(What the task requires): Copy nothing but the part that opens with the line containing "What Apache ECharts" and closes with the line containing "2015','Oct 2015','Nov 2015'];". Do not include pictures.

(Excerpt from a dataset)
::::::::::
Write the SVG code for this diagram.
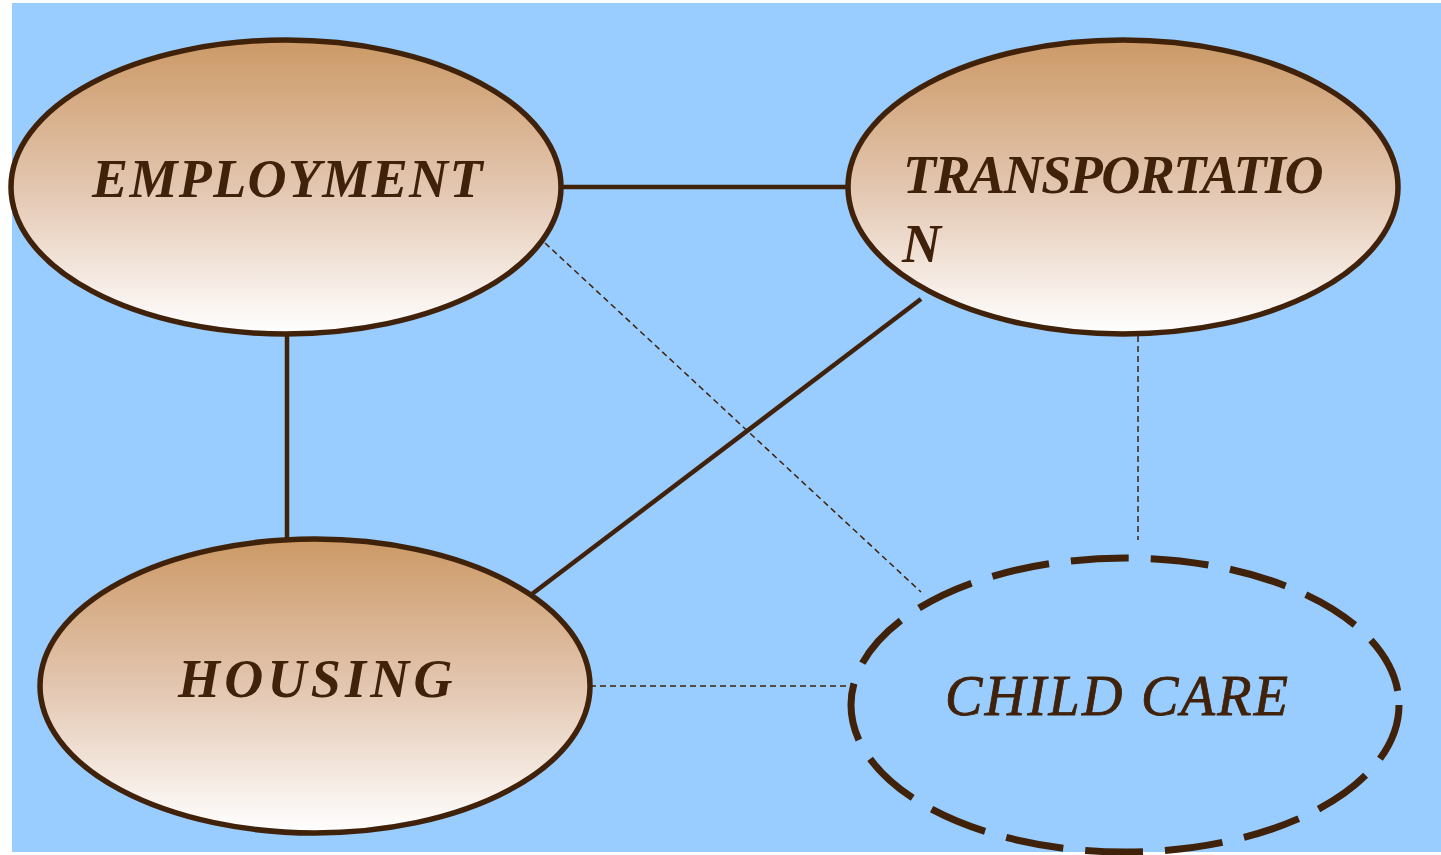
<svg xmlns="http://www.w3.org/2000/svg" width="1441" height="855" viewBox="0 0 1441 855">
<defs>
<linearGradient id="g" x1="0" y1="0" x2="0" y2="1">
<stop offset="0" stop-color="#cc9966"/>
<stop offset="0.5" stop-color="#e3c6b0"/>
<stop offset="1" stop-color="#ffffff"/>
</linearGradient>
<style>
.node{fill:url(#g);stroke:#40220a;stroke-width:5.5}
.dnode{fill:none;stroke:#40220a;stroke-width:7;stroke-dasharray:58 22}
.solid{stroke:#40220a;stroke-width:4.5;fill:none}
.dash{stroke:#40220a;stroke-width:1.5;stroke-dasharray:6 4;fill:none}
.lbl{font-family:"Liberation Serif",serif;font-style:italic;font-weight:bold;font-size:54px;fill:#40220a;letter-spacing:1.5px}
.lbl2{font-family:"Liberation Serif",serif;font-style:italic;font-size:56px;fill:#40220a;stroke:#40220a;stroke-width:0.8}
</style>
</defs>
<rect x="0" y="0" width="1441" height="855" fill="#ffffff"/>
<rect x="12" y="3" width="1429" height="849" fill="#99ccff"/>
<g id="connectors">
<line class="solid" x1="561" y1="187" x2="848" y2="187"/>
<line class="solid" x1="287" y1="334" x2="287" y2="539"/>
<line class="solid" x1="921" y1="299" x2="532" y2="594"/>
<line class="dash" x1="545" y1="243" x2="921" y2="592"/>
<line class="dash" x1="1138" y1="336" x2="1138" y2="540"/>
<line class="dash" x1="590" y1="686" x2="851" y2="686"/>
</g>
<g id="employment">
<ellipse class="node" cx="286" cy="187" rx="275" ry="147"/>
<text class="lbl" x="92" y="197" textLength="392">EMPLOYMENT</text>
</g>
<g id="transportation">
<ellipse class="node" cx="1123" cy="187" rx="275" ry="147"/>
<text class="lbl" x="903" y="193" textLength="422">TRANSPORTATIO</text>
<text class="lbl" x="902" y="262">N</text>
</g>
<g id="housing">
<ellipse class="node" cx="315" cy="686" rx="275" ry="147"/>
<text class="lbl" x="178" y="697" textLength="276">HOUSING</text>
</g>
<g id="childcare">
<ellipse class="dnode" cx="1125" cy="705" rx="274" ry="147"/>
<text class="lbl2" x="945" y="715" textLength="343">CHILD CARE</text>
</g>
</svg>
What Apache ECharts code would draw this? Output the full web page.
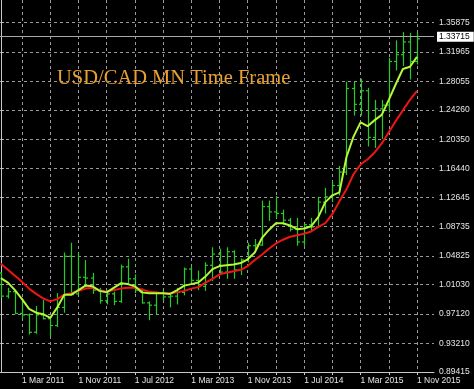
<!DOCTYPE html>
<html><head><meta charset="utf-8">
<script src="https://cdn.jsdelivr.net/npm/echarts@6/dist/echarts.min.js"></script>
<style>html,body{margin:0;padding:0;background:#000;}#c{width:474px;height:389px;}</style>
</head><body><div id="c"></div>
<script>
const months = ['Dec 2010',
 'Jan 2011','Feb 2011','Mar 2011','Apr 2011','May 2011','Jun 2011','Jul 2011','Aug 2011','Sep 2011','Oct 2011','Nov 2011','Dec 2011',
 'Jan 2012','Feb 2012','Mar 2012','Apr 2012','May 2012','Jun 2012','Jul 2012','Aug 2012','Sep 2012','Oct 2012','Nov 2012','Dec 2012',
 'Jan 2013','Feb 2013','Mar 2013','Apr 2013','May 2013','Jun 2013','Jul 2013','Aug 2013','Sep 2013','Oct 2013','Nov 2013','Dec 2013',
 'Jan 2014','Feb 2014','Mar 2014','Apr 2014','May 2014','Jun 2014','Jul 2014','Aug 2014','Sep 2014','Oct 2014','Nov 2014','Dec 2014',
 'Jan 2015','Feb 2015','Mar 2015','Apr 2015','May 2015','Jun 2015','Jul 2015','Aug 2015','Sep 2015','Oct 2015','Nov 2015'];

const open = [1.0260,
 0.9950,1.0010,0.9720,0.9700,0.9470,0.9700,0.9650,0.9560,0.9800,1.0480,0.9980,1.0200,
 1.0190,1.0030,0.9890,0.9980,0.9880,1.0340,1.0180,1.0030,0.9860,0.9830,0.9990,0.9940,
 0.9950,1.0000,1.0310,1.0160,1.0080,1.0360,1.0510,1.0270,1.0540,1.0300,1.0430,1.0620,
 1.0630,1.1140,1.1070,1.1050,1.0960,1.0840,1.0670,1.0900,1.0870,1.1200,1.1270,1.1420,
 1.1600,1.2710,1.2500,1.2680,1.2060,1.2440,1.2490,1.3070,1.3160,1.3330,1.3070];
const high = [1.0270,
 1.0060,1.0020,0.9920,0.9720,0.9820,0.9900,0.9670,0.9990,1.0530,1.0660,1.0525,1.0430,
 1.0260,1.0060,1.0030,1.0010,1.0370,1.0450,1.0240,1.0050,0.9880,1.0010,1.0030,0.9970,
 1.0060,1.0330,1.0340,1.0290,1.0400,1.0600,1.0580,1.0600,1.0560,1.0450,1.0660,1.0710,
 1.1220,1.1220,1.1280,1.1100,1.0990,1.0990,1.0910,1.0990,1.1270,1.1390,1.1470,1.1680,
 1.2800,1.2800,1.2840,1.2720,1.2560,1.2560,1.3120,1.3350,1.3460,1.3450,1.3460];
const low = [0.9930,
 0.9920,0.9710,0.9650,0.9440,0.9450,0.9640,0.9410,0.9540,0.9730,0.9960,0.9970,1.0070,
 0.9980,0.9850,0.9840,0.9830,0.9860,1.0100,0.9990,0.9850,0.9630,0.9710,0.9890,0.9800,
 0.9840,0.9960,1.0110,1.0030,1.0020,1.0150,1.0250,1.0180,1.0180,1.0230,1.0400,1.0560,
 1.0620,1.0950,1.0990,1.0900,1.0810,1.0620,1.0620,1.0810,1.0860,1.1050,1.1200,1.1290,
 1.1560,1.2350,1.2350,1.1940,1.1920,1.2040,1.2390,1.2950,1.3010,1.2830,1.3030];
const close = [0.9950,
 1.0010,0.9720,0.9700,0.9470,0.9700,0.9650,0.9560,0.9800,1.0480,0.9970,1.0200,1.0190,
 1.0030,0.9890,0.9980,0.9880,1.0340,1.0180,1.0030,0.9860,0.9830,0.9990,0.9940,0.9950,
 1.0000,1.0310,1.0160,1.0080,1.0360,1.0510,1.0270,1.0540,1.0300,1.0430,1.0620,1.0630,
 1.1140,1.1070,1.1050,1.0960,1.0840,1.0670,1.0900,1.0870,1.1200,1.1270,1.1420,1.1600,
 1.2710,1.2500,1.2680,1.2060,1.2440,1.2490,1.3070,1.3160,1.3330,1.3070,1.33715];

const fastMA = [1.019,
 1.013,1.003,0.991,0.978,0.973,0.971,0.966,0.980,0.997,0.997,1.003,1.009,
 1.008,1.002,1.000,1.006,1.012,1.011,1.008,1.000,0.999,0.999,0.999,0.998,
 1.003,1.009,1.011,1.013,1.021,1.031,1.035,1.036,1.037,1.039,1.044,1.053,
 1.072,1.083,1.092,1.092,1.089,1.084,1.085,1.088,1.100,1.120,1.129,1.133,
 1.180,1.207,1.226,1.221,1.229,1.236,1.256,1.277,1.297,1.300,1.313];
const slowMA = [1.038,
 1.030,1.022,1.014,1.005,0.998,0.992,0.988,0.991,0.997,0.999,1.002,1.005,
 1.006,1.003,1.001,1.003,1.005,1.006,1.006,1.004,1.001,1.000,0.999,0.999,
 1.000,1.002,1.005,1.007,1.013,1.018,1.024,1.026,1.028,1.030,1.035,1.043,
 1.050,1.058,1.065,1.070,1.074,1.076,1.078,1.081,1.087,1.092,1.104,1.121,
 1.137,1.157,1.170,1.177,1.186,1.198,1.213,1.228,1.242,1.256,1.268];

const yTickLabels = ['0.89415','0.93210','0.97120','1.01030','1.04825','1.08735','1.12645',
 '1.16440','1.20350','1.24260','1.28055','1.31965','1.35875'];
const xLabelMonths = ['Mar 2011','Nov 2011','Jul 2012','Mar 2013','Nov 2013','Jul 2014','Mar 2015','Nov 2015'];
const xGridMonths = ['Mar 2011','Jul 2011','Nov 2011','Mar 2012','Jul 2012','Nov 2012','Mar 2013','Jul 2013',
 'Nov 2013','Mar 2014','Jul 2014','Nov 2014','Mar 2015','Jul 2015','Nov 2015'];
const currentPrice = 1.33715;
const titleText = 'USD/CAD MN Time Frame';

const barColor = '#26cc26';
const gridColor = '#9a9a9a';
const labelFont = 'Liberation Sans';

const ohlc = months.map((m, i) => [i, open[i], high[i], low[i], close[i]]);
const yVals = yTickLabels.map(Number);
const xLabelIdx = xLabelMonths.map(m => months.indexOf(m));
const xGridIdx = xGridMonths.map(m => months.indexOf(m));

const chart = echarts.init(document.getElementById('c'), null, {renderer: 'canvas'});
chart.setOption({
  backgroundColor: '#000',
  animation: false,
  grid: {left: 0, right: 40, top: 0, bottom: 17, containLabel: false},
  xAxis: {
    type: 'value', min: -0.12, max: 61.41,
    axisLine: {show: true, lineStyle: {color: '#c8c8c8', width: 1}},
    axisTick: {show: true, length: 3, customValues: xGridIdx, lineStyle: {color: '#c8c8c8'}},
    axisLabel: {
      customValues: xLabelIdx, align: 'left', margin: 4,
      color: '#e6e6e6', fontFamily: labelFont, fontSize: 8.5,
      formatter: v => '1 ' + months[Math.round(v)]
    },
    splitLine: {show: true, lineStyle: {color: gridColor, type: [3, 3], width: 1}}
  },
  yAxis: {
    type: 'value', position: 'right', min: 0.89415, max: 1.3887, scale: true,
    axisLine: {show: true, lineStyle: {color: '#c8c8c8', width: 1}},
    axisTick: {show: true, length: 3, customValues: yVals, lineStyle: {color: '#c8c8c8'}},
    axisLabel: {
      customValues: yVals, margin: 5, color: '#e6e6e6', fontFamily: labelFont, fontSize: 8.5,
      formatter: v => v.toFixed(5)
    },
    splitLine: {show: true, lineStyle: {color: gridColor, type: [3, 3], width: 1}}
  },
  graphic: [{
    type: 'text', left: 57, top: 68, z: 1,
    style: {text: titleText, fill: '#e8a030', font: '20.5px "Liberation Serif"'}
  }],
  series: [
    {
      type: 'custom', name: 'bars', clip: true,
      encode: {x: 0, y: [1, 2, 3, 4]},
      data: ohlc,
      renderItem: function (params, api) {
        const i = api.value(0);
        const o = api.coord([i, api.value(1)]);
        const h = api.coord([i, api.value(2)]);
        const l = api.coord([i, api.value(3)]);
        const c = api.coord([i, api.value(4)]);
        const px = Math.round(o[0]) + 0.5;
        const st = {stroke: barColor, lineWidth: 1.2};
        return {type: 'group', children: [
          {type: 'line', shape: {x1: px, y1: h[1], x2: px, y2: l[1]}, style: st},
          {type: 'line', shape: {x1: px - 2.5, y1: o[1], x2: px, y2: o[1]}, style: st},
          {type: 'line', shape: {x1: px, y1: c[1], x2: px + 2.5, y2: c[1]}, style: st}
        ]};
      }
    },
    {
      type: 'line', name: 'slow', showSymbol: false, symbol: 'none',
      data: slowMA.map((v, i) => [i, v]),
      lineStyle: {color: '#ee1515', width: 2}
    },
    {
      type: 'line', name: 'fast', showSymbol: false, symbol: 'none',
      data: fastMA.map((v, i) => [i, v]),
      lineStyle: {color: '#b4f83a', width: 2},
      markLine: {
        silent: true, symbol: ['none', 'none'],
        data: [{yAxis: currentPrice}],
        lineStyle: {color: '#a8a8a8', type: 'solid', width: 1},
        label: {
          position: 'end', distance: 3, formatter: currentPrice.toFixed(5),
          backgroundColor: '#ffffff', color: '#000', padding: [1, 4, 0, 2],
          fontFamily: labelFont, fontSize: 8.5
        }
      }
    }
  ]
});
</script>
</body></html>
::::::::::
(Expected output):
What Apache ECharts code would draw this? Output the full web page.
<!DOCTYPE html>
<html><head><meta charset="utf-8">
<script src="https://cdn.jsdelivr.net/npm/echarts@6/dist/echarts.min.js"></script>
<style>html,body{margin:0;padding:0;background:#000;}#c{width:474px;height:389px;}</style>
</head><body><div id="c"></div>
<script>
const months = ['Dec 2010',
 'Jan 2011','Feb 2011','Mar 2011','Apr 2011','May 2011','Jun 2011','Jul 2011','Aug 2011','Sep 2011','Oct 2011','Nov 2011','Dec 2011',
 'Jan 2012','Feb 2012','Mar 2012','Apr 2012','May 2012','Jun 2012','Jul 2012','Aug 2012','Sep 2012','Oct 2012','Nov 2012','Dec 2012',
 'Jan 2013','Feb 2013','Mar 2013','Apr 2013','May 2013','Jun 2013','Jul 2013','Aug 2013','Sep 2013','Oct 2013','Nov 2013','Dec 2013',
 'Jan 2014','Feb 2014','Mar 2014','Apr 2014','May 2014','Jun 2014','Jul 2014','Aug 2014','Sep 2014','Oct 2014','Nov 2014','Dec 2014',
 'Jan 2015','Feb 2015','Mar 2015','Apr 2015','May 2015','Jun 2015','Jul 2015','Aug 2015','Sep 2015','Oct 2015','Nov 2015'];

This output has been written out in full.